In terms of material composition, the market is segmented primarily into Ethylene-Vinyl Acetate (EVA), Polyolefin Elastomers (POE), and emerging alternatives like polyvinyl butyral (PVB) and thermoplastic polyurethane (TPU). EVA, a thermoset material cured during the lamination process, has been the industry workhorse for decades, prized for its excellent light transmittance, proven adhesion properties, and low cost. POE, a thermoplastic olefin-based material, offers enhanced resistance to moisture ingress and PID, making it increasingly favored for premium modules and harsh environments. The market is witnessing a growing trend toward co-extruded structures that combine layers of EVA and POE, aiming to balance cost with high performance.

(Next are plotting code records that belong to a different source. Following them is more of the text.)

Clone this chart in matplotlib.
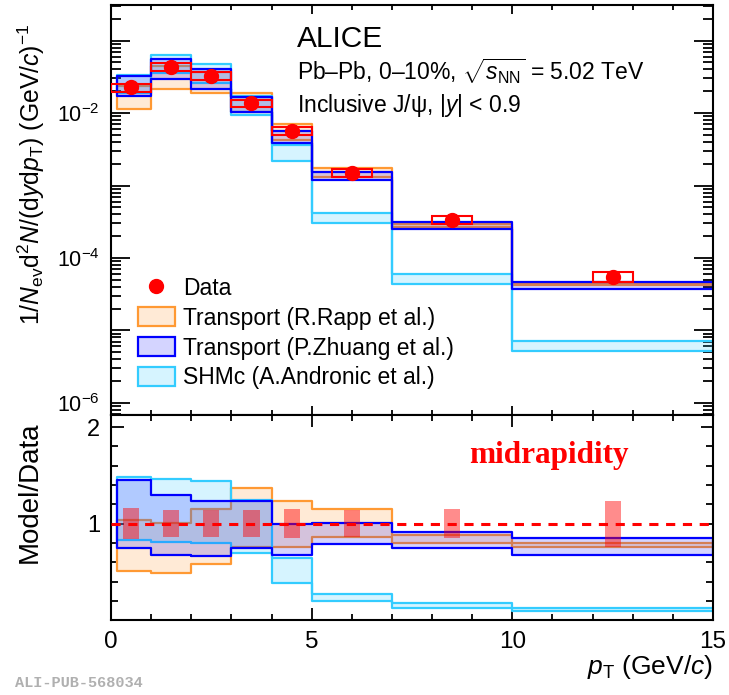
import numpy as np
import matplotlib
matplotlib.use('Agg')
import matplotlib.pyplot as plt
from matplotlib.patches import Rectangle, Patch
from matplotlib.lines import Line2D
from matplotlib.ticker import LogLocator, NullFormatter, FuncFormatter, MultipleLocator, FixedLocator

plt.rcParams['font.family'] = ['Liberation Sans', 'DejaVu Sans']
plt.rcParams['mathtext.fontset'] = 'custom'
plt.rcParams['mathtext.rm'] = 'Liberation Sans'
plt.rcParams['mathtext.it'] = 'Liberation Sans:italic'
plt.rcParams['mathtext.bf'] = 'Liberation Sans:bold'

# data (inclusive J/psi, Pb-Pb 0-10%)
pt_centers = [0.5, 1.5, 2.5, 3.5, 4.5, 6.0, 8.5, 12.5]
data_yield = [0.0226, 0.0435, 0.0324, 0.0136, 0.00565, 0.00151, 3.36e-4, 5.5e-5]
data_syst = [0.13, 0.12, 0.12, 0.12, 0.13, 0.12, 0.13, 0.15]        # relative, spectrum boxes
ratio_unc = [0.16, 0.14, 0.14, 0.14, 0.15, 0.14, 0.15, 0.24]        # relative, ratio boxes

# model bins and model/data ratio bands
model_edges = [0.15, 1, 2, 3, 4, 5, 7, 10, 15]
rapp_lo = [0.51, 0.49, 0.58, 0.76, 0.76, 0.865, 0.805, 0.76]
rapp_hi = [1.04, 1.01, 1.15, 1.37, 1.24, 1.15, 0.885, 0.805]
zhuang_lo = [0.75, 0.68, 0.67, 0.75, 0.68, 0.795, 0.75, 0.68]
zhuang_hi = [1.455, 1.30, 1.235, 1.24, 1.0, 1.005, 0.92, 0.85]
shm_lo = [0.83, 0.815, 0.805, 0.695, 0.385, 0.20, 0.13, 0.094]
shm_hi = [1.48, 1.46, 1.445, 1.25, 0.65, 0.275, 0.18, 0.13]

labels = ['Data', 'Transport (R.Rapp et al.)', 'Transport (P.Zhuang et al.)', 'SHMc (A.Andronic et al.)']

orange_fc = (1.0, 0.6, 0.2, 0.2)
orange_ec = '#ff9933'
blue_fc = (0.0, 0.0, 1.0, 0.17)
blue_ec = '#0000ff'
cyan_fc = (0.2, 0.8, 1.0, 0.2)
cyan_ec = '#33ccff'


def band(ax, lo, hi, fc, ec):
  lo = np.append(lo, lo[-1])
  hi = np.append(hi, hi[-1])
  ax.fill_between(model_edges, lo, hi, step='post', facecolor=fc, edgecolor=ec, lw=1.6, zorder=2)


def style_axis(ax):
  for s in ax.spines.values():
    s.set_linewidth(1.5)
  ax.tick_params(which='both', direction='in', top=True, right=True, width=1.3, labelsize=17.5)
  ax.xaxis.set_major_locator(MultipleLocator(5))
  ax.xaxis.set_minor_locator(MultipleLocator(1))
  ax.set_xlim(0, 15)


def exp_label(v, pos):
  e = int(round(np.log10(v)))
  if e % 2 == 0:
    return r'$10^{%d}$' % e
  return ''


fig = plt.figure(figsize=(7.29, 6.95), dpi=100)
ax1 = fig.add_axes([0.1523, 0.4029, 0.8258, 0.5899])
ax2 = fig.add_axes([0.1523, 0.1079, 0.8258, 0.2950])

data = np.array(data_yield)

# top panel: spectra
band(ax1, np.array(rapp_lo) * data, np.array(rapp_hi) * data, orange_fc, orange_ec)
band(ax1, np.array(shm_lo) * data, np.array(shm_hi) * data, cyan_fc, cyan_ec)
band(ax1, np.array(zhuang_lo) * data, np.array(zhuang_hi) * data, blue_fc, blue_ec)
for x, y, s in zip(pt_centers, data, data_syst):
  ax1.add_patch(Rectangle((x - 0.5, y * (1 - s)), 1.0, y * 2 * s, fill=False,
                          edgecolor='red', lw=1.5, zorder=4))
ax1.plot(pt_centers, data, 'o', color='red', ms=10, zorder=5)

ax1.set_yscale('log')
ax1.set_ylim(6.8e-7, 0.31)
style_axis(ax1)
ax1.tick_params(axis='x', which='major', length=6.5, labelbottom=False)
ax1.tick_params(axis='x', which='minor', length=3.6)
ax1.tick_params(axis='y', which='major', length=14, pad=8, labelsize=15.5)
ax1.tick_params(axis='y', which='minor', length=7)
ax1.yaxis.set_major_locator(LogLocator(base=10, numticks=20))
ax1.yaxis.set_minor_locator(LogLocator(base=10, subs=np.arange(2, 10), numticks=20))
ax1.yaxis.set_major_formatter(FuncFormatter(exp_label))
ax1.yaxis.set_minor_formatter(NullFormatter())

ax1.text(0.309, 0.898, 'ALICE', transform=ax1.transAxes, fontsize=21.5, va='baseline')
ax1.text(0.309, 0.817, r'Pb–Pb, 0–10%, $\sqrt{s_{\rm NN}}$ = 5.02 TeV', transform=ax1.transAxes,
         fontsize=16.5, va='baseline')
ax1.text(0.309, 0.740, r'Inclusive J/ψ, |$y$| < 0.9', transform=ax1.transAxes, fontsize=16.5,
         va='baseline')

handles = [Line2D([], [], marker='o', color='red', ls='none', ms=10),
           Patch(facecolor=orange_fc, edgecolor=orange_ec, lw=1.6),
           Patch(facecolor=blue_fc, edgecolor=blue_ec, lw=1.6),
           Patch(facecolor=cyan_fc, edgecolor=cyan_ec, lw=1.6)]
ax1.legend(handles, labels, loc='upper left', bbox_to_anchor=(0.045, 0.337), frameon=False,
           fontsize=16.5, borderpad=0, borderaxespad=0, handlelength=1.6, handleheight=0.87,
           handletextpad=0.35, labelspacing=0.3)

# bottom panel: model / data
band(ax2, rapp_lo, rapp_hi, orange_fc, orange_ec)
band(ax2, shm_lo, shm_hi, cyan_fc, cyan_ec)
band(ax2, zhuang_lo, zhuang_hi, blue_fc, blue_ec)
for x, s in zip(pt_centers, ratio_unc):
  ax2.add_patch(Rectangle((x - 0.2, 1 - s), 0.4, 2 * s, facecolor=(1, 0, 0, 0.45),
                          edgecolor='none', zorder=4))
ax2.axhline(1.0, color='red', lw=2.2, ls=(0, (3, 2.5)), zorder=5)

ax2.set_ylim(0.005, 2.125)
style_axis(ax2)
ax2.tick_params(axis='x', which='major', length=8.6, pad=8)
ax2.tick_params(axis='x', which='minor', length=4.3)
ax2.tick_params(axis='y', which='major', length=9, pad=8, labelsize=17)
ax2.tick_params(axis='y', which='minor', length=5)
ax2.yaxis.set_major_locator(FixedLocator([1, 2]))
ax2.yaxis.set_minor_locator(MultipleLocator(0.2))

ax2.text(0.727, 0.767, 'midrapidity', transform=ax2.transAxes, fontsize=22.5, color='red',
         fontweight='bold', family='Liberation Serif', ha='center', va='baseline')

# axis titles
fig.text(31 / 729, 1 - 174 / 695,
         r'$1/N_{\rm ev}{\rm d}^{2}N/({\rm d}y{\rm d}p_{\rm T})$ (GeV/$c$)$^{-1}$',
         rotation=90, ha='center', va='center', fontsize=17.8)
fig.text(30 / 729, 1 - 492 / 695, 'Model/Data', rotation=90, ha='center', va='center', fontsize=20)
fig.text(713 / 729, 1 - 667 / 695, r'$p_{\rm T}$ (GeV/$c$)', ha='right', va='center', fontsize=19)
fig.text(15 / 729, 1 - 687 / 695, 'ALI-PUB-568034', family='Liberation Mono', fontweight='bold',
         fontsize=11, color='#b0b0b0', va='baseline')

fig.savefig('out.png', dpi=100)
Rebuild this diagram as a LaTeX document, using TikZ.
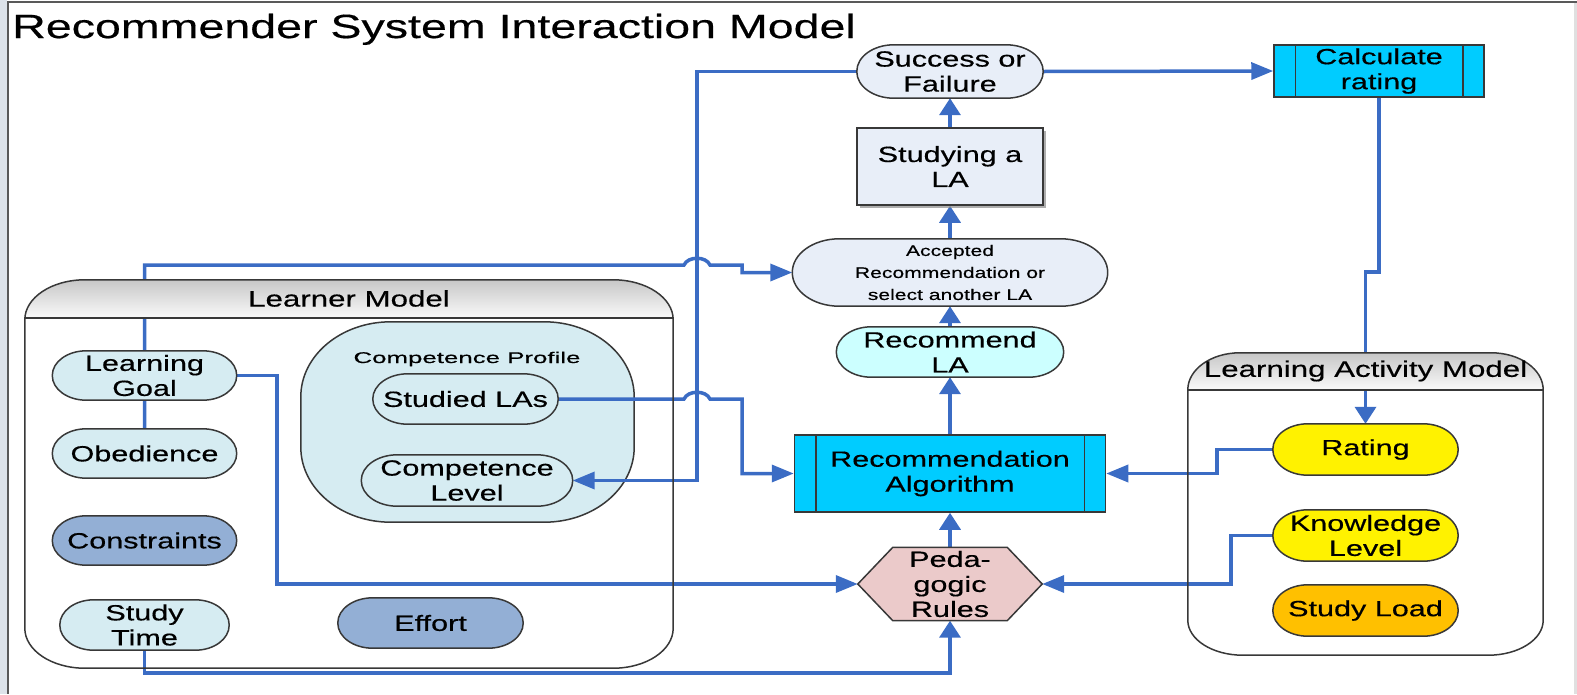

Demand Drivers and End-Use
Primary demand for solar cell encapsulants is a direct derivative of the annual global installations of solar PV capacity. The fundamental driver is the accelerating global energy transition away from fossil fuels, underpinned by international climate commitments, national renewable energy targets, and corporate sustainability pledges. Solar PV has consistently been the lowest-cost source of new electricity generation in most major economies, a trend expected to continue, thereby driving sustained capacity growth. Government policies, including feed-in tariffs, tax credits, renewable portfolio standards, and auctions, remain pivotal in shaping demand in key regional markets.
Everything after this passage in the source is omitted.